Skip the pictures. Transcribe the rest of the data below without changing a word.

[Begin Recorded information]

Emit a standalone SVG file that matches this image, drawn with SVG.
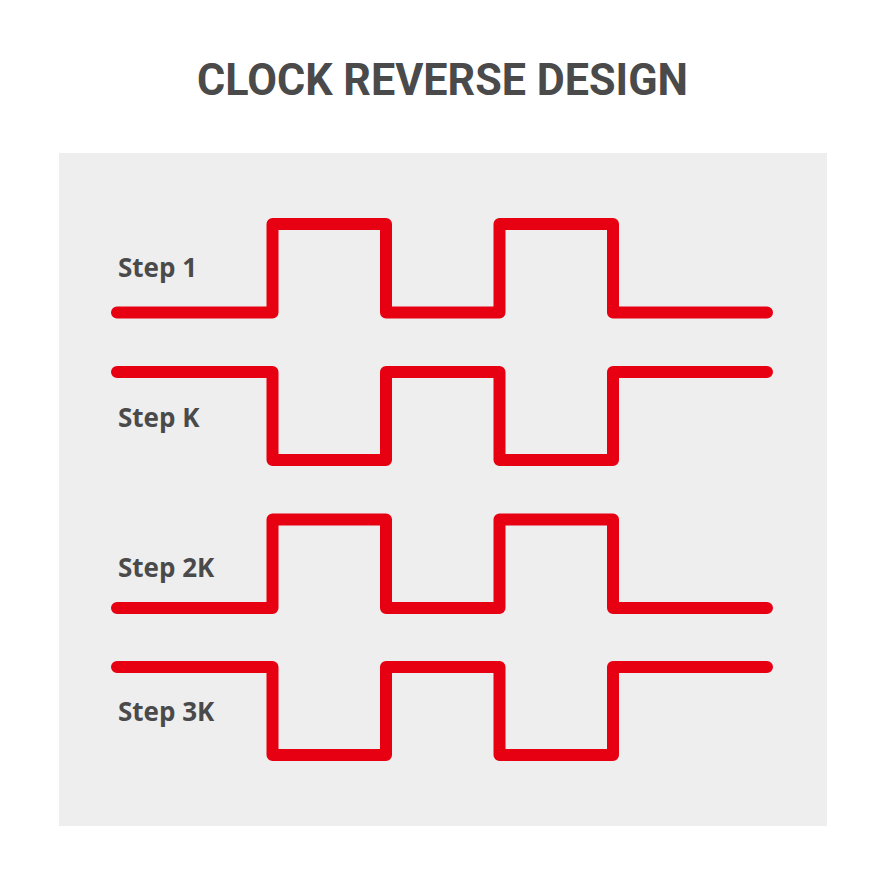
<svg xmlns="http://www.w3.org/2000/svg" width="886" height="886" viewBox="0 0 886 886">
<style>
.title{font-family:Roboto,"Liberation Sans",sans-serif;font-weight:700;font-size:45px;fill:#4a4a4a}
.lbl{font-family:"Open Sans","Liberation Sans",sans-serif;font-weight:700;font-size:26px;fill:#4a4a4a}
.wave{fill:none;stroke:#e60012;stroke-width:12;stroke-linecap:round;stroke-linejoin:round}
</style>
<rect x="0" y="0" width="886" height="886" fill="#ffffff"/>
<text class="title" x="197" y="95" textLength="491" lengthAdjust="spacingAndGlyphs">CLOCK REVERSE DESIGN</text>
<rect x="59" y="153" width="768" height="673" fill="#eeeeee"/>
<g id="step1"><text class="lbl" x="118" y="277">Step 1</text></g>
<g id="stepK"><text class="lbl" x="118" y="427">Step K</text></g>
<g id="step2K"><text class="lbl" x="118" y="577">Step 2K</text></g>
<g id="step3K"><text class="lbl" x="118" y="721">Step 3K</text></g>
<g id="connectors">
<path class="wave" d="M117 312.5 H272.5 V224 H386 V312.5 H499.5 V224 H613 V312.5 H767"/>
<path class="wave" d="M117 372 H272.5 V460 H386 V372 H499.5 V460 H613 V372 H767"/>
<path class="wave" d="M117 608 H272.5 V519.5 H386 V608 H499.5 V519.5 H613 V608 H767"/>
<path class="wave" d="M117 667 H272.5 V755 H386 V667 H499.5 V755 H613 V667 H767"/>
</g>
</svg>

[End Recorded information]

**Answer to the task:**
Emit a standalone SVG file that matches this image, drawn with SVG.
<svg xmlns="http://www.w3.org/2000/svg" width="886" height="886" viewBox="0 0 886 886">
<style>
.title{font-family:Roboto,"Liberation Sans",sans-serif;font-weight:700;font-size:45px;fill:#4a4a4a}
.lbl{font-family:"Open Sans","Liberation Sans",sans-serif;font-weight:700;font-size:26px;fill:#4a4a4a}
.wave{fill:none;stroke:#e60012;stroke-width:12;stroke-linecap:round;stroke-linejoin:round}
</style>
<rect x="0" y="0" width="886" height="886" fill="#ffffff"/>
<text class="title" x="197" y="95" textLength="491" lengthAdjust="spacingAndGlyphs">CLOCK REVERSE DESIGN</text>
<rect x="59" y="153" width="768" height="673" fill="#eeeeee"/>
<g id="step1"><text class="lbl" x="118" y="277">Step 1</text></g>
<g id="stepK"><text class="lbl" x="118" y="427">Step K</text></g>
<g id="step2K"><text class="lbl" x="118" y="577">Step 2K</text></g>
<g id="step3K"><text class="lbl" x="118" y="721">Step 3K</text></g>
<g id="connectors">
<path class="wave" d="M117 312.5 H272.5 V224 H386 V312.5 H499.5 V224 H613 V312.5 H767"/>
<path class="wave" d="M117 372 H272.5 V460 H386 V372 H499.5 V460 H613 V372 H767"/>
<path class="wave" d="M117 608 H272.5 V519.5 H386 V608 H499.5 V519.5 H613 V608 H767"/>
<path class="wave" d="M117 667 H272.5 V755 H386 V667 H499.5 V755 H613 V667 H767"/>
</g>
</svg>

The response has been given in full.